United States Supreme Court
27 U.S. 492 (1829)
In Bank of Hamilton v. Dudley's Lessee, proceedings were initiated to sell the real estate of Israel Ludlow, who died intestate, to pay off his debts. The administrators, acting under Ohio's law for settling intestate estates, sought and obtained an order from the court to sell real estate. However, before the sale was executed, the law authorizing such sales was repealed. Despite the repeal, the administrators proceeded with the sale, transferring the property to Andrew Dunseth, under whom the plaintiff in error claimed. The heirs of Ludlow challenged the validity of the sale in a suit for ejectment, arguing that the sale was void due to the repeal of the law. The U.S. Circuit Court for the District of Ohio ruled in favor of Ludlow's heirs, excluding the evidence of the administrator's sale, and the defendant appealed.
The main issue was whether the administrators had the power to sell the intestate's real estate after the repeal of the law authorizing such sales, and whether the sale conducted under a potentially void order was valid.
The U.S. Supreme Court held that the sale was void because the administrators' power to sell the intestate's real estate terminated with the repeal of the authorizing law. The Court also determined that the order made by the court of common pleas was not valid, as it attempted to retroactively authorize a sale after the law had been repealed. The Court further ruled that the occupying claimant law of Ohio, which might have provided relief for improvements made by the purchaser, could not alter the proceedings in federal courts.

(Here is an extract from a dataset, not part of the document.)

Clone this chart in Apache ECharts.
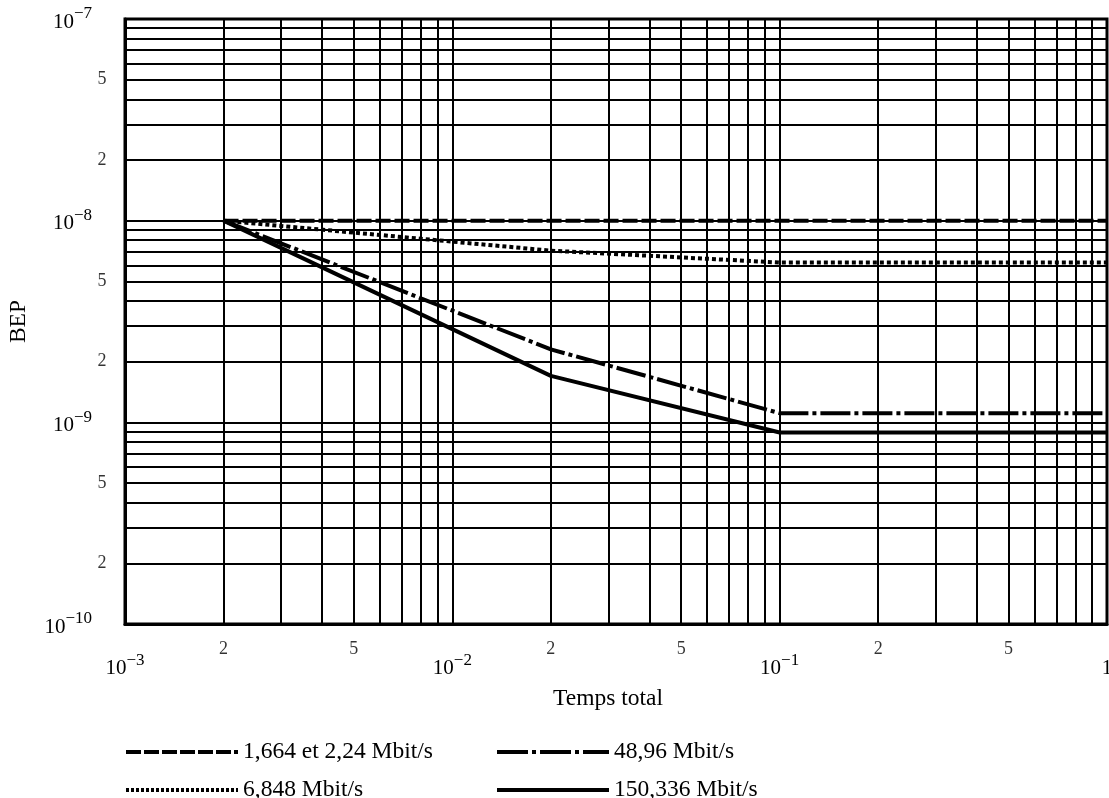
<!DOCTYPE html>
<html><head><meta charset="utf-8">
<script src="https://cdn.jsdelivr.net/npm/echarts@6/dist/echarts.min.js"></script>
<style>html,body{margin:0;padding:0;background:#fff}#c{width:1109px;height:798px}</style>
</head><body><div id="c"></div>
<script>
// ---- data ----
const xValues = [0.002, 0.02, 0.1, 1];
const seriesNames = ['1,664 et 2,24 Mbit/s', '6,848 Mbit/s', '48,96 Mbit/s', '150,336 Mbit/s'];
const bepDashed = [1e-8, 1e-8, 1e-8, 1e-8];
const bepDotted = [1e-8, 7.1e-9, 6.2e-9, 6.2e-9];
const bepDashDot = [1e-8, 2.3e-9, 1.11e-9, 1.11e-9];
const bepSolid = [1e-8, 1.7e-9, 8.9e-10, 8.9e-10];
const xRange = [0.001, 1];
const yRange = [1e-10, 1e-7];
const xMinorLabelTicks = [0.002, 0.005, 0.02, 0.05, 0.2, 0.5];
const yMinorLabelTicks = [2e-10, 5e-10, 2e-9, 5e-9, 2e-8, 5e-8];
const xTitle = 'Temps total';
const yTitle = 'BEP';

const FONT = 'Liberation Serif';
const chart = echarts.init(document.getElementById('c'));

function pairs(ys) { return xValues.map((x, i) => [x, ys[i]]); }
function leadingDigit(v) {
  const e = Math.floor(Math.log10(v) + 1e-9);
  return String(Math.round(v / Math.pow(10, e)));
}
function decadeLabel(v) {
  const e = Math.round(Math.log10(v));
  if (e === 0) return '{b|1}';
  return '{b|10}{s|' + (e < 0 ? '\u2212' + (-e) : e) + '}';
}
const rich = {
  b: { fontFamily: FONT, fontSize: 21, color: '#000', lineHeight: 27, verticalAlign: 'bottom' },
  s: { fontFamily: FONT, fontSize: 17, color: '#000', lineHeight: 17, verticalAlign: 'top' }
};
const gridLine = { color: '#000', width: 2, type: 'solid' };
const legendText = { fontFamily: FONT, fontSize: 23.5, color: '#000', lineHeight: 20 };
const styles = [
  { plot: [15, 4], legend: [15, 3] },
  { plot: [4, 3], legend: [3, 2] },
  { plot: [30, 4, 4, 4], legend: [31, 4, 4, 4] },
  { plot: 'solid', legend: 'solid' }
];
const legendPos = [[124, 740], [124, 778], [495, 740], [495, 778]];

function makeLegend(i) {
  return {
    data: [seriesNames[i]], left: legendPos[i][0], top: legendPos[i][1], orient: 'horizontal',
    itemWidth: 112, itemHeight: 20, padding: 0,
    textStyle: legendText,
    itemStyle: { opacity: 0, borderWidth: 0 },
    lineStyle: { width: 4, type: styles[i].legend, color: '#000', cap: 'butt' }
  };
}
const hidden = 'rgba(0,0,0,0)';

const option = {
  animation: false,
  backgroundColor: '#fff',
  grid: { left: 125, right: 2, top: 19, bottom: 174, show: true, borderColor: '#000', borderWidth: 3,
          containLabel: false, outerBoundsMode: 'none' },
  xAxis: {
    type: 'log', logBase: 10, min: xRange[0], max: xRange[1],
    name: xTitle, nameLocation: 'middle', nameGap: 63,
    nameTextStyle: { fontFamily: FONT, fontSize: 23.5, color: '#000', padding: [0, 16, 0, 0] },
    axisLine: { show: true, lineStyle: { color: '#000', width: 3 } },
    axisTick: { show: false },
    axisLabel: { show: true, interval: 0, margin: 28, formatter: decadeLabel, rich: rich, showMinLabel: true, showMaxLabel: true },
    splitLine: { show: true, lineStyle: gridLine },
    minorTick: { show: false, splitNumber: 9 },
    minorSplitLine: { show: true, lineStyle: gridLine }
  },
  yAxis: {
    type: 'log', logBase: 10, min: yRange[0], max: yRange[1],
    name: yTitle, nameLocation: 'middle', nameGap: 94, nameRotate: 90,
    nameTextStyle: { fontFamily: FONT, fontSize: 23.5, color: '#000' },
    axisLine: { show: true, lineStyle: { color: '#000', width: 3 } },
    axisTick: { show: false },
    axisLabel: { show: true, interval: 0, margin: 33, formatter: decadeLabel, rich: rich, showMinLabel: true, showMaxLabel: true },
    splitLine: { show: true, lineStyle: gridLine },
    minorTick: { show: false, splitNumber: 9 },
    minorSplitLine: { show: true, lineStyle: gridLine }
  },
  legend: [0, 1, 2, 3].map(makeLegend),
  series: [
    {
      name: 'x-minor-labels', type: 'scatter', silent: true, clip: false, z: 1,
      data: xMinorLabelTicks.map(v => [v, yRange[0]]),
      symbol: 'circle', symbolSize: 1, itemStyle: { color: hidden, borderWidth: 0 },
      label: { show: true, position: 'bottom', distance: 16, formatter: p => leadingDigit(p.value[0]),
               fontFamily: FONT, fontSize: 18, color: '#000' }
    },
    {
      name: 'y-minor-labels', type: 'scatter', silent: true, clip: false, z: 1,
      data: yMinorLabelTicks.map(v => [xRange[0], v]),
      symbol: 'circle', symbolSize: 1, itemStyle: { color: hidden, borderWidth: 0 },
      label: { show: true, position: 'left', distance: 18, formatter: p => leadingDigit(p.value[1]),
               fontFamily: FONT, fontSize: 18, color: '#000' }
    }
  ].concat([bepDashed, bepDotted, bepDashDot, bepSolid].map((ys, i) => ({
    name: seriesNames[i], type: 'line', data: pairs(ys), symbol: 'none', z: 3,
    lineStyle: { color: '#000', width: 4, type: styles[i].plot, cap: 'butt' },
    itemStyle: { color: '#000' }
  })))
};
chart.setOption(option);
</script>
</body></html>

The U.S. Supreme Court reasoned that the administrators had no vested interest in the real estate of the intestate, as the land descended to the heir, subject to debts, but not to the administrators. Their power to sell was contingent upon a valid court order, which could not exist after the repeal of the law that authorized such orders. The Court emphasized that the repeal did not divest any vested estate but was within the legislature's power to enact. The Court also noted that the retrospective entry of the order was improper and lacked authority. Furthermore, the Court clarified that the occupying claimant law, while potentially providing compensation for improvements, could not direct federal courts to bypass the jury trial requirement in common law suits. The Court suggested that relief might be sought through equity proceedings, which could accommodate the valuation of improvements.